Hardware Acceleration

MetaMUI crypto primitives use zero-config runtime detection to automatically select the fastest available SIMD or GPU backend on every platform. No build flags, no user configuration – the library probes CPU features (via CPUID on x86 or assumes NEON on AArch64) and GPU availability at startup, caches the result, and dispatches every hot-path operation through the best backend.

Dispatch Hierarchy

The runtime dispatcher evaluates backends in this order and selects the first one available:

Metal GPU  (macOS, Apple Silicon, batch >= 100)
    |
    v
AVX-512BW  (Intel Ice Lake 2019+, AMD Zen 4 2022+)
    |
    v
AVX-2      (Intel Haswell 2013+, AMD Excavator 2015+)
    |
    v
ARM NEON   (all AArch64 processors)
    |
    v
Portable   (scalar fallback -- always available)

For GPU backends (Metal, CUDA), the dispatch only activates for batch operations where the overhead of GPU dispatch is amortized across many items.
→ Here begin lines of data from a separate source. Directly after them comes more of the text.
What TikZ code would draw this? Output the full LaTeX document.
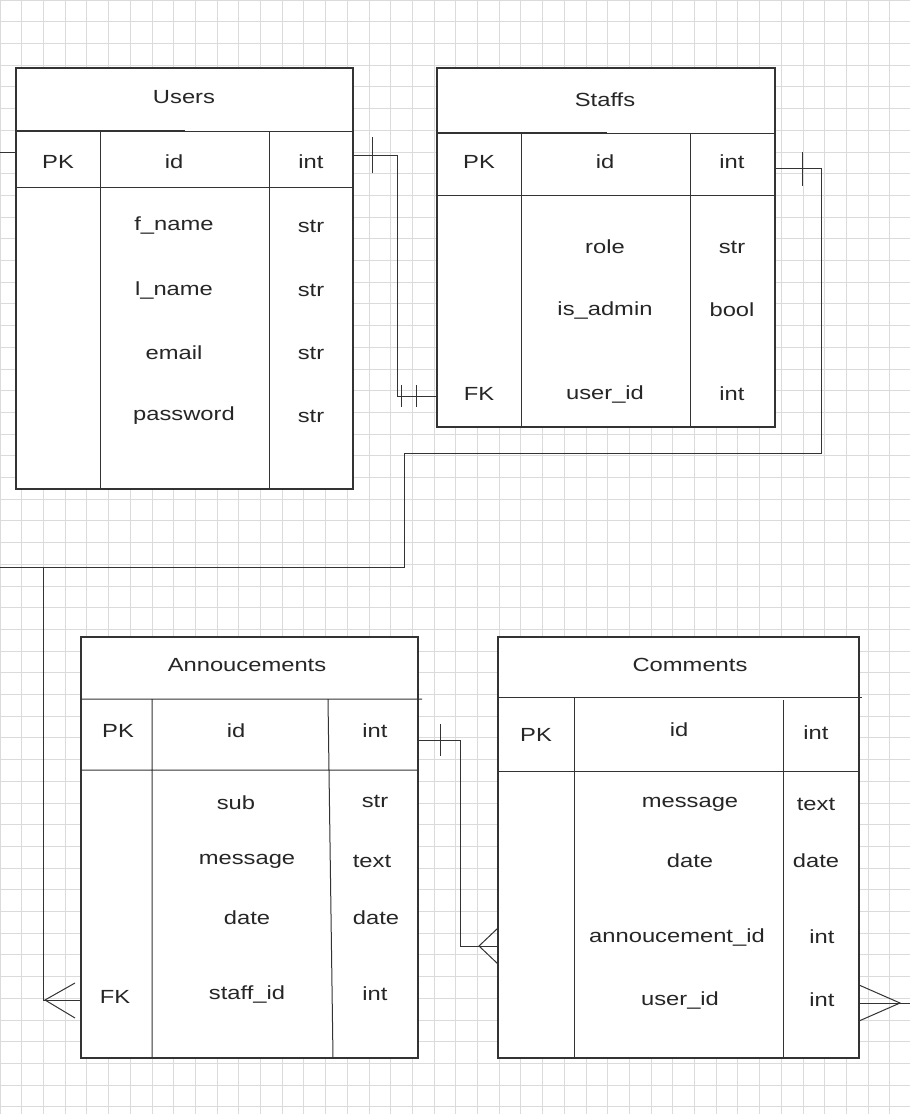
\documentclass[tikz,border=0pt]{standalone}
\usepackage{fontspec}
\setmainfont{Liberation Sans}
\begin{document}
\begin{tikzpicture}[x=1pt,y=-1pt,
  box/.style={draw=black!80,line width=1.3pt},
  sep/.style={draw=black!80,line width=1pt},
  t/.style={font=\fontsize{19}{21}\selectfont,text=black!85,inner sep=0pt,xscale=1.25,transform shape},
  con/.style={draw=black!80,line width=1pt}]
\useasboundingbox (0,0) rectangle (910,1114);
\fill[white] (0,0) rectangle (910,1114);
\foreach \i in {0,...,42} {\draw[black!14,line width=0.8pt] (\i*21.7,0) -- (\i*21.7,1114);}
\foreach \i in {0,...,52} {\draw[black!14,line width=0.8pt] (0,\i*21.7) -- (910,\i*21.7);}
% Users
\draw[box,fill=white] (16,68) rectangle (353,489);
\draw[sep] (16,131) -- (353,131) (16,187) -- (353,187) (100,131) -- (100,489) (269,131) -- (269,489);
\draw[line width=2pt,black!80] (16,131) -- (185,131);
\node[t] (ut) at (184,97) {Users};
\node[t] (u1) at (58,162) {PK}; \node[t] (u2) at (174,162) {id}; \node[t] (u3) at (311,162) {int};
\node[t] (u4) at (174,226) {f\_name}; \node[t] (u5) at (311,226) {str};
\node[t] (u6) at (174,290) {l\_name}; \node[t] (u7) at (311,290) {str};
\node[t] (u8) at (174,353) {email}; \node[t] (u9) at (311,353) {str};
\node[t] (u10) at (184,416) {password}; \node[t] (u11) at (311,416) {str};
% Staffs
\draw[box,fill=white] (437,68) rectangle (775,427);
\draw[sep] (437,133) -- (775,133) (437,195) -- (775,195) (521,133) -- (521,427) (690,133) -- (690,427);
\draw[line width=2pt,black!80] (437,133) -- (607,133);
\node[t] (st) at (605,100) {Staffs};
\node[t] (s1) at (479,162) {PK}; \node[t] (s2) at (605,162) {id}; \node[t] (s3) at (732,162) {int};
\node[t] (s4) at (605,247) {role}; \node[t] (s5) at (732,247) {str};
\node[t] (s6) at (605,310) {is\_admin}; \node[t] (s7) at (732,310) {bool};
\node[t] (s8) at (479,394) {FK}; \node[t] (s9) at (605,394) {user\_id}; \node[t] (s10) at (732,394) {int};
% Annoucements
\draw[box,fill=white] (81,637) rectangle (418,1058);
\draw[sep] (81,699) -- (422,699) (81,770) -- (418,770) (152,699) -- (152,1058) (328,699) -- (333,1058);
\node[t] (at) at (247,665) {Annoucements};
\node[t] (a1) at (118,731) {PK}; \node[t] (a2) at (236,731) {id}; \node[t] (a3) at (375,731) {int};
\node[t] (a4) at (236,803) {sub}; \node[t] (a5) at (375,801) {str};
\node[t] (a6) at (247,861) {message}; \node[t] (a7) at (372,861) {text};
\node[t] (a8) at (247,918) {date}; \node[t] (a9) at (376,918) {date};
\node[t] (a10) at (115,997) {FK}; \node[t] (a11) at (247,994) {staff\_id}; \node[t] (a12) at (375,994) {int};
% Comments
\draw[box,fill=white] (498,637) rectangle (859,1058);
\draw[sep] (498,697) -- (862,697) (498,771) -- (859,771) (574,697) -- (574,1058) (783,700) -- (783,1058);
\node[t] (ct) at (690,665) {Comments};
\node[t] (c1) at (536,735) {PK}; \node[t] (c2) at (679,730) {id}; \node[t] (c3) at (816,733) {int};
\node[t] (c4) at (690,804) {message}; \node[t] (c5) at (816,804) {text};
\node[t] (c6) at (690,861) {date}; \node[t] (c7) at (816,861) {date};
\node[t] (c8) at (677,937) {annoucement\_id}; \node[t] (c9) at (822,937) {int};
\node[t] (c10) at (680,1000) {user\_id}; \node[t] (c11) at (822,1000) {int};
% connectors
\coordinate (ul) at (0,152); \coordinate (ule) at (16,152);
\draw[con] (ul) -- (ule);
\coordinate (uid) at (353,155); \coordinate (sfk) at (437,396);
\draw[con] (uid) -- (397,155) -- (397,396) -- (sfk);
\draw[con] (372,137) -- (372,173) (401,385) -- (401,407) (416,385) -- (416,407);
\coordinate (sid) at (775,168); \coordinate (afk) at (81,1000); \coordinate (lf) at (0,567);
\draw[con] (sid) -- (821,168) -- (821,453) -- (404,453) -- (404,567) -- (lf);
\draw[con] (43,567) -- (43,1000) -- (afk);
\draw[con] (802,152) -- (802,186);
\draw[con] (75,983) -- (45,1000) -- (75,1018);
\coordinate (aid) at (418,740); \coordinate (cfk) at (498,946);
\draw[con] (aid) -- (460,740) -- (460,946) -- (cfk);
\draw[con] (440,724) -- (440,756);
\draw[con] (498,928) -- (479,946) -- (498,964);
\coordinate (cu) at (859,1003); \coordinate (ce) at (910,1003);
\draw[con] (cu) -- (ce);
\draw[con] (859,985) -- (900,1003) -- (859,1021);
\end{tikzpicture}
\end{document}
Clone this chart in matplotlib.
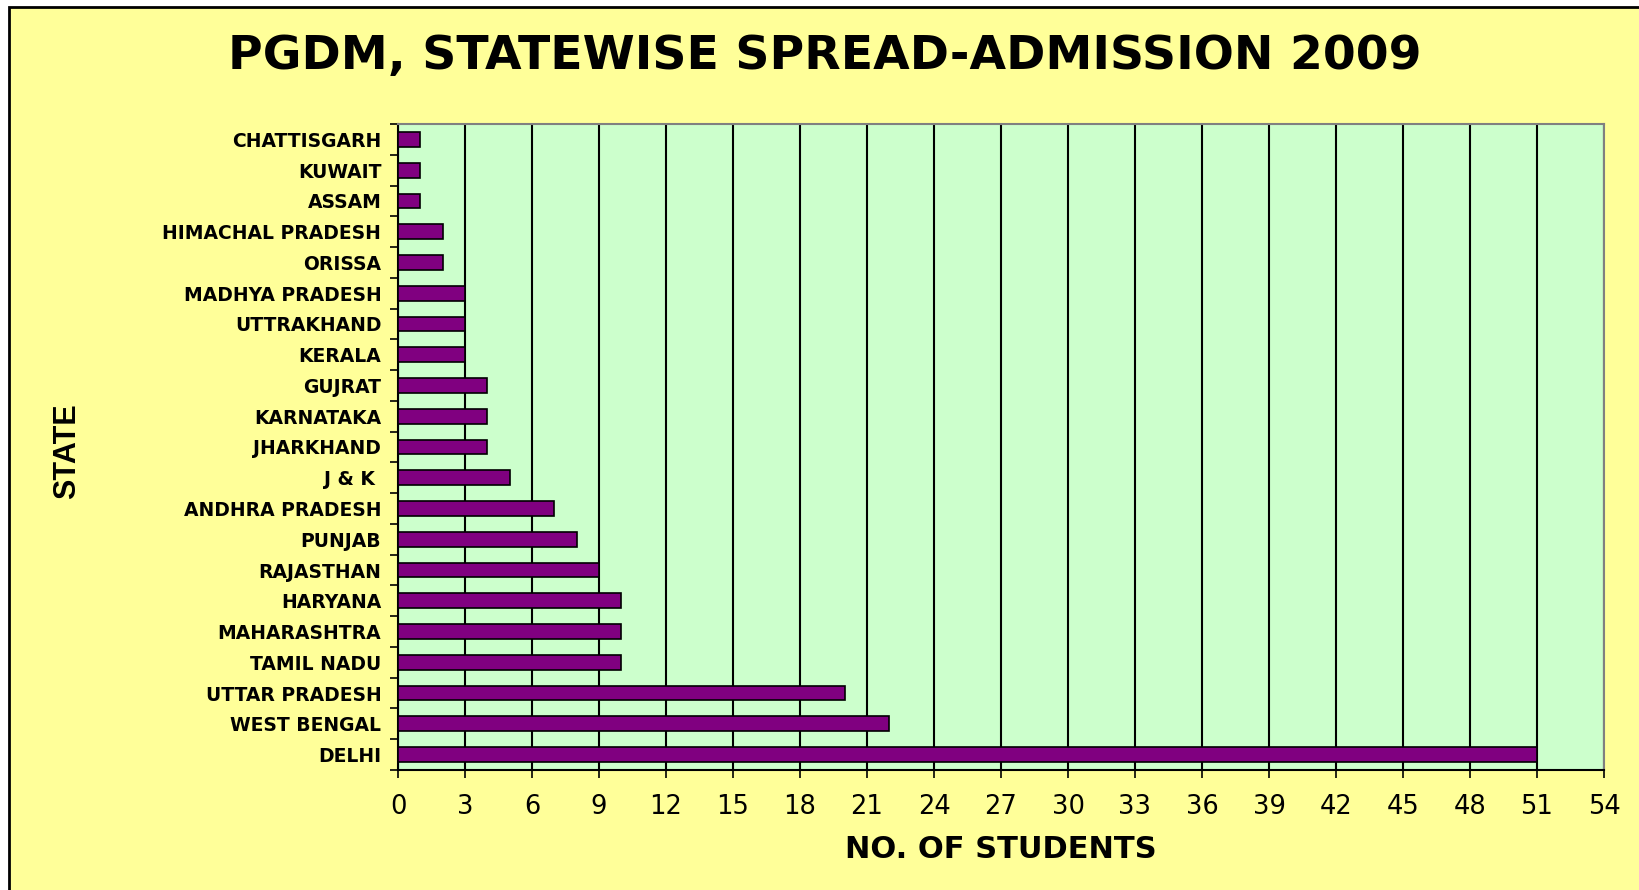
import numpy as np
import matplotlib
matplotlib.use("Agg")
import matplotlib.pyplot as plt
import matplotlib.patches as patches

states = ["CHATTISGARH", "KUWAIT", "ASSAM", "HIMACHAL PRADESH", "ORISSA",
          "MADHYA PRADESH", "UTTRAKHAND", "KERALA", "GUJRAT", "KARNATAKA",
          "JHARKHAND", "J & K ", "ANDHRA PRADESH", "PUNJAB", "RAJASTHAN",
          "HARYANA", "MAHARASHTRA", "TAMIL NADU", "UTTAR PRADESH",
          "WEST BENGAL", "DELHI"]
students = [1, 1, 1, 2, 2, 3, 3, 3, 4, 4, 4, 5, 7, 8, 9, 10, 10, 10, 20, 22, 51]
x_ticks = list(range(0, 55, 3))

plt.rcParams['font.family'] = ['Liberation Sans', 'DejaVu Sans']

fig = plt.figure(figsize=(16.39, 8.90), dpi=100, facecolor='white')

# yellow chart area with black frame (cut off at right / bottom)
frame = patches.Rectangle((9 / 1639, -0.05), 1.1, 1 - 7 / 890 + 0.05,
                          transform=fig.transFigure, facecolor='#FFFF99',
                          edgecolor='black', linewidth=2, zorder=-10)
fig.patches.append(frame)

ax = fig.add_axes([398 / 1639, 1 - 770 / 890, (1604 - 398) / 1639, (770 - 124) / 890])
ax.set_zorder(5)
ax.set_facecolor('#CCFFCC')

y = np.arange(len(states))
ax.barh(y, students, height=0.48, color='#800080', edgecolor='black',
        linewidth=1.2, zorder=3)

ax.set_xlim(0, 54)
ax.set_ylim(len(states) - 0.5, -0.5)
ax.set_xticks(x_ticks)
ax.set_xticklabels([str(t) for t in x_ticks], fontsize=18.5, family=['DejaVu Sans'])
ax.set_yticks(y)
ax.set_yticklabels(states, fontsize=13.5, fontweight='bold',
                   family=['DejaVu Sans'])
ax.set_yticks(np.arange(len(states) + 1) - 0.5, minor=True)

ax.tick_params(axis='y', which='major', length=0, pad=12)
ax.tick_params(axis='y', which='minor', length=6, width=1.2, direction='out')
ax.tick_params(axis='x', which='major', length=6, width=1.2, direction='out', pad=11)

ax.grid(axis='x', color='black', linewidth=1.5, zorder=1)
ax.set_axisbelow(True)
for side in ['left', 'bottom']:
    ax.spines[side].set_color('black')
    ax.spines[side].set_linewidth(1.5)
for side in ['top', 'right']:
    ax.spines[side].set_color('#808080')
    ax.spines[side].set_linewidth(1.5)

ax.set_xlabel("NO. OF STUDENTS", fontsize=22, fontweight='bold', labelpad=11,
              family=['DejaVu Sans'])
fig.text(67 / 1639, 1 - 451 / 890, "STATE", rotation=90, fontsize=22,
         fontweight='bold', ha='center', va='center')

fig.text(825 / 1639, 1 - 57 / 890, "PGDM, STATEWISE SPREAD-ADMISSION 2009",
         fontsize=34, fontweight='bold', family=['DejaVu Sans'],
         ha='center', va='center')

fig.savefig("out.png", dpi=100, facecolor=fig.get_facecolor())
Single-polynomial operations always use CPU SIMD.

Backend Summary

Backend	Architecture	Register Width	Coefficients per Op
AVX-512	x86-64	512-bit	32 x uint16
AVX-2	x86-64	256-bit	16 x uint16
ARM NEON	AArch64	128-bit	8 x uint16
Apple Metal	Apple Silicon GPU	Threadgroup	1024 coefficients
NVIDIA CUDA	NVIDIA GPU	Warp (32 threads)	Configurable
ARM SVE2	AArch64 (experimental)	128-2048 bit	Variable
Portable	Any	64-bit	1 x uint16

Algorithm Coverage

Each algorithm benefits from different backends depending on its computational profile:

Algorithm	AVX-512	AVX-2	NEON	Metal	CUDA
Falcon-512/1024	NTT, FFT, polynomial ops	NTT, FFT, polynomial ops	NTT, FFT, polynomial ops	NTT, pointwise mul, batch verify	–
BLAKE3	Batch block compression	8-block batch compression	Block compression	Chunk processing, tree merge	Batch hashing, tree hashing
ML-KEM	–	NTT, poly ops, sampling	NTT, poly ops, sampling	–	–
HAETAE	–	Packing, polyfix, polymat, FFT, poly, NTT (ASM)	–	–	–
SMAUG-T	–	–	–	Poly add/sub/mul, NTT, matrix-vector, Barrett reduce	Poly add/sub/mul, NTT, matrix-vector, Karatsuba

Falcon SIMD Operations

The Falcon dispatch covers both NTT-domain (integer mod q=12289) and FFT-domain (floating-point complex) operations:

NTT domain: ntt_forward, ntt_inverse, poly_pointwise
FFT domain: poly_add_fft, poly_sub_fft, poly_mul_fft, poly_muladj_fft, poly_adj_fft, poly_inv_fft, poly_norm_fft, poly_split_fft, poly_merge_fft
Fused operations: poly_muladd_fft (c = acc + ab), poly_mulsub_fft (c = acc - ab)

Constant-Time Guarantee

All SIMD paths use branchless masking throughout. Conditional operations use arithmetic masks ((cond - 1) patterns) rather than branches, ensuring constant-time execution regardless of input values. This applies to:

Montgomery reduction in NTT kernels
Modular addition/subtraction (addmod, submod)
Butterfly operations in NTT and FFT transforms
Signature norm checking

Portable Fallback

Every accelerated operation has a portable scalar backup that produces identical results. If no SIMD or GPU backend is detected, the library falls through to the portable implementation automatically. The portable path is always compiled in – it is never conditionally excluded.